2.7.3. Операциональные и теоретические понятия
Предшествующее обсуждение помогает нам оценить вторую причину присутствия в науке теоретических терминов, а именно то, что для того, чтобы собрать или придать структуру операциональным или наблюдаемым свойствам, обычно нужно много шагов, прежде чем мы получим удовлетворительную интеллектуальную картину, способную представлять объект. Эти шаги сами по себе имеют ту же концептуальную природу, как тот, который мы иллюстрировали, и следуют друг за другом в порядке возрастающей сложности, порождая последовательные интеллектуальные синтезы. С самого начала они возникают в результате установления некоторых логических или математических связей между операциональными терминами, а позднее могут происходить от установления логических связей между операциональными и уже созданными теоретическими терминами. На еще более позднем этапе они могут возникать из связей между чисто теоретическими терминами и т. д. Поскольку эта процедура в реальной науке обычно требовала для своего завершения достаточно долгого времени, мы часто можем встречать, например, в учебниках систематическое изложение некоторой науки, начинающееся с теоретических терминов как «примитивных». Однако мы уже объяснили, что это не мешает нам анализировать эти понятия, прослеживая их вплоть до их операционального происхождения, если нас интересует исследование основ. Чего мы однако хотели бы избежать – это впечатления, будто в нашем анализе может крыться какого-то рода редукция или даже исключение теоретических терминов. На самом деле то, что в нашем обсуждении мы говорили об отношении между операциональными и теоретическими понятиями, напоминает другую классическую дискуссию, в которой подробно рассматривалось взаимное отношение наблюдательных и теоретических терминов. Нам нет нужды пересказывать детали этой дискуссии, начавшейся с утверждения (которое можно найти уже у Рассела), что это просто вопрос терпения и логического искусства – найти для каждого теоретического термина в любой эмпирической дисциплине цепь определений, связывающих его с чисто наблюдательными терминами. А поскольку определения по своей природе суть средства избавиться от определяемых ими понятий, как только введены определяющие термины (т. е. термины, входящие в «определяющее») кажется очевидным вывод, что возможно, хотя бы в принципе, «элиминировать» теоретические понятия и ограничить науку использованием только наблюдательных терминов.

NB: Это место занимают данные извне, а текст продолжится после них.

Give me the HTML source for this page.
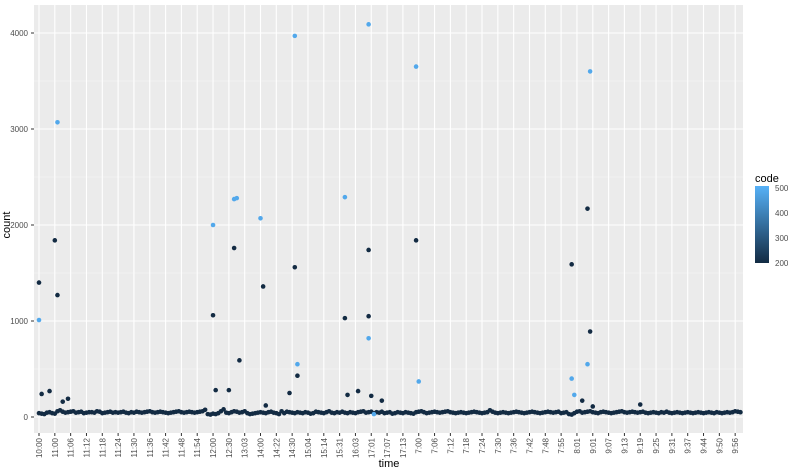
<!DOCTYPE html>
<html><head><meta charset="utf-8"><style>
body{margin:0;background:#fff;font-family:"Liberation Sans",sans-serif}
svg{display:block}
</style></head><body>
<svg id="chart" width="800" height="473" xmlns="http://www.w3.org/2000/svg">
<rect x="34" y="5" width="709" height="428" fill="#ebebeb"/>
<g id="grid"></g><g id="pts"></g><g id="axes" font-size="8" fill="#4d4d4d"></g>
<text x="10" y="225" transform="rotate(-90 10 225)" text-anchor="middle" font-size="11" fill="#000">count</text>
<text x="389" y="467" text-anchor="middle" font-size="11" fill="#000">time</text>
<g>
<text x="755" y="182" font-size="11" fill="#000">code</text>
<defs><linearGradient id="lg" x1="0" y1="1" x2="0" y2="0"><stop offset="0" stop-color="#132B43"/><stop offset="1" stop-color="#56B1F7"/></linearGradient></defs>
<rect x="755" y="186" width="14" height="77" fill="url(#lg)"/>
<g font-size="8" fill="#4d4d4d">
<text x="775" y="191">500</text><text x="775" y="216">400</text><text x="775" y="241">300</text><text x="775" y="266">200</text>
</g></g>
</svg>
<script>
const tickLabels=["10:00","11:00","11:06","11:12","11:18","11:24","11:30","11:36","11:42","11:48","11:54","12:00","12:30","13:03","14:00","14:22","14:30","15:04","15:14","15:31","16:03","17:01","17:07","17:13","7:00","7:06","7:12","7:18","7:24","7:30","7:36","7:42","7:48","7:55","8:01","9:01","9:07","9:13","9:19","9:25","9:31","9:37","9:44","9:50","9:56"];
const yTicks=[0,1000,2000,3000,4000];
const baseCounts=[40,35,30,45,50,40,35,60,70,55,45,50,55,60,45,50,55,40,45,50,
50,45,60,55,40,45,50,55,45,50,45,50,55,45,40,50,45,55,50,45,
50,55,60,50,45,50,55,50,45,40,45,50,55,60,50,45,50,55,50,45,
50,55,60,75,30,25,35,30,40,60,80,45,40,50,60,55,45,50,60,40,
30,35,40,45,50,45,40,50,55,45,40,30,60,40,55,50,45,40,50,45,
40,50,45,35,40,55,50,45,40,50,60,45,40,50,45,55,45,40,50,45,
40,50,55,60,45,50,55,40,50,45,55,40,45,50,35,40,50,45,40,50,
45,40,35,50,55,60,50,40,45,50,55,50,45,50,55,60,50,45,40,45,
50,45,40,45,50,55,50,45,40,45,50,70,55,45,40,45,50,45,40,45,
50,55,50,45,40,45,50,55,50,45,40,45,50,55,50,45,50,55,40,45,
50,30,25,40,55,60,45,50,55,60,50,45,40,50,55,50,45,40,45,50,
55,60,50,45,50,55,50,45,50,55,45,40,45,50,45,40,50,45,55,45,
40,45,50,45,40,45,50,45,40,45,50,45,40,45,50,45,40,50,45,40,
45,50,45,50,60,55,50];
const extraIdx=[0,0,1,4,6,7,7,9,11,66,66,67,72,74,75,74,76,84,85,86,95,97,97,98,98,116,116,117,121,125,125,125,125,126,127,130,143,143,144,202,202,203,206,208,209,208,209,210,228];
const extraCounts=[1400,1010,240,270,1840,1270,3070,160,190,1060,2000,280,280,2270,2280,1760,590,2070,1360,120,250,3970,1560,550,430,2290,1030,230,270,1740,4090,1050,820,220,30,170,3650,1840,370,1590,400,230,170,2170,3600,550,890,110,130];
const extraCodes=[200,480,200,200,200,200,480,200,200,200,480,200,200,480,480,200,200,480,200,200,200,480,200,480,200,480,200,200,200,200,480,200,480,200,480,200,480,200,480,200,480,480,200,200,480,480,200,200,200];
const X0=39,STEP=2.637,Y0=417,YS=0.096;
const xs=i=>X0+i*STEP, ys=v=>Y0-v*YS;
const NS="http://www.w3.org/2000/svg";
const grid=document.getElementById('grid'),axes=document.getElementById('axes'),pts=document.getElementById('pts');
function col(c){const t=Math.max(0,Math.min(1,(c-200)/300));const a=[0x13,0x2B,0x43],b=[0x56,0xB1,0xF7];return `rgb(${a.map((v,k)=>Math.round(v+(b[k]-v)*t)).join(',')})`;}
[500,1500,2500,3500].forEach(v=>{const l=document.createElementNS(NS,'line');l.setAttribute('x1',34);l.setAttribute('x2',743);l.setAttribute('y1',ys(v));l.setAttribute('y2',ys(v));l.setAttribute('stroke','#f5f5f5');l.setAttribute('stroke-width','0.6');


grid.appendChild(l);});
yTicks.forEach(v=>{const l=document.createElementNS(NS,'line');l.setAttribute('x1',34);l.setAttribute('x2',743);l.setAttribute('y1',ys(v));l.setAttribute('y2',ys(v));l.setAttribute('stroke','#fff');l.setAttribute('stroke-width','1.1');


grid.appendChild(l);
const t=document.createElementNS(NS,'text');t.setAttribute('x',28);t.setAttribute('y',ys(v)+3);t.setAttribute('text-anchor','end');t.textContent=v;


axes.appendChild(t);
const k=document.createElementNS(NS,'line');k.setAttribute('x1',31);k.setAttribute('x2',34);k.setAttribute('y1',ys(v));k.setAttribute('y2',ys(v));k.setAttribute('stroke','#333');axes.appendChild(k);});
tickLabels.forEach((s,j)=>{const x=xs(j*6);const l=document.createElementNS(NS,'line');l.setAttribute('x1',x);l.setAttribute('x2',x);l.setAttribute('y1',5);l.setAttribute('y2',433);l.setAttribute('stroke','#fff');l.setAttribute('stroke-width','1.1');


grid.appendChild(l);
const k=document.createElementNS(NS,'line');k.setAttribute('x1',x);k.setAttribute('x2',x);k.setAttribute('y1',433);k.setAttribute('y2',436);k.setAttribute('stroke','#333');axes.appendChild(k);
const t=document.createElementNS(NS,'text');t.setAttribute('transform',`translate(${x+3},438) rotate(-90)`);t.setAttribute('text-anchor','end');t.textContent=s;


axes.appendChild(t);});
function dot(i,v,c){const p=document.createElementNS(NS,'circle');p.setAttribute('cx',xs(i));p.setAttribute('cy',ys(v));p.setAttribute('r',2.3);p.setAttribute('fill',col(c));


pts.appendChild(p);}
baseCounts.forEach((v,i)=>dot(i,v,200));
extraIdx.forEach((i,k)=>dot(i,extraCounts[k],extraCodes[k]));
</script>
</body></html>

Хорошо известно, что конкретное исполнение этой программы, начатое Карнапом и продолженное им и несколькими другими логиками, в конце концов привело к негативному результату – не только в связи с некоторыми формально-логическими трудностями, но прежде всего из-за невозможности провести четкое разграничение между теоретическими и нетеоретическими терминами (что показали, в частности, Гемпель и Куайн) [120] .
Проблема с этой долгой историей, по нашему мнению, состоит в том, что она в каком-то смысле затуманила саму природу этой проблемы, поскольку создала впечатление, что наша неспособность довести редукционистскую программу до намеченного конца – это чисто фактическое обстоятельство, а сама по себе и в принципе эта программа вполне здравая и философски приемлемая [121] . Чтобы показать, что это отнюдь не так, зададим себе вопрос: что бы это означало, если бы эта программа была успешно выполнена; или проще рассмотрим те случаи, в которых некоторый теоретический термин фактически оказывается непосредственно определимым, или анализируемым, или разлагаемым на некоторые операциональные составляющие, связываемые некоторыми простыми логическими или математическими связями.
120
См. обзор этой проблемы в Agazzi (1981a). Надо, однако, отметить, что более глубокой причиной этой неудачи был тот факт, что эти авторы недооценили различие между законами и теорией. Мы рассмотрим этот вопрос в дальнейшем.
121
Говоря это, мы не собираемся недооценивать разнообразную критику различения наблюдения и теории, высказывавшуюся также в рамках аналитической философии. Упомянем, просто для примера, статью Патнема «Чем теории не являются» («What Theories Are Not» в Putnam 1975 I, pp. 215–227).
Означало бы это, что данное теоретическое понятие оказалось устранимым из науки или что его значение сводимо к операциональным понятиям? Никоим образом, поскольку на самом деле мы нашли операциональные составляющие этого теоретического понятия, однако «связывание» их именно таким образом никогда не могло бы быть просто следствием их собственной природы, и потому после «редукции» нам не хватало бы этого связывающего фактора. Чтобы представить это более подробно, нам нужно было бы сказать, что логическая сеть [122] , посредством которой различные операциональные (или наблюдательные, или эмпирические) составляющие научного объекта собираются воедино, так что становится возможным опознать объект и дать ему имя, дает нам возможность провести анализ теоретического понятия. С другой стороны, этот анализ не может быть редукцией просто потому, что после этого анализа мы находимся в присутствии двух вещей, а именно отдельных операциональных составляющих и структуры (логической сети), в которую они включены. Поэтому неправильно говорить, что значение теоретического понятия может заключаться целиком в его операциональных или эмпирических составляющих, просто потому, что эти же составляющие, включенные в другую структуру, образовали бы другое (теоретическое) понятие. Так что мы приходим к выводу, что если их операциональных составляющих недостаточно для различения значений разных понятий, то невозможно ни свести полностью их значение к значению только этих составляющих, ни элиминировать их теоретическую сторону.
122
Мы используем выражение «логическая сеть» (как раньше выражение «логическая связь») в нестрогом смысле, без конкретной отсылки к хорошо определенным формальным признакам. Более того, на этом этапе нашего представления, не хватает еще некоторых элементов, которые могли бы сделать смысл определения «логический» более точным и связать его с «гештальтизирующей» функцией интеллекта, а не с дедуктивными схемами, обычно ассоциируемыми с понятием «логического».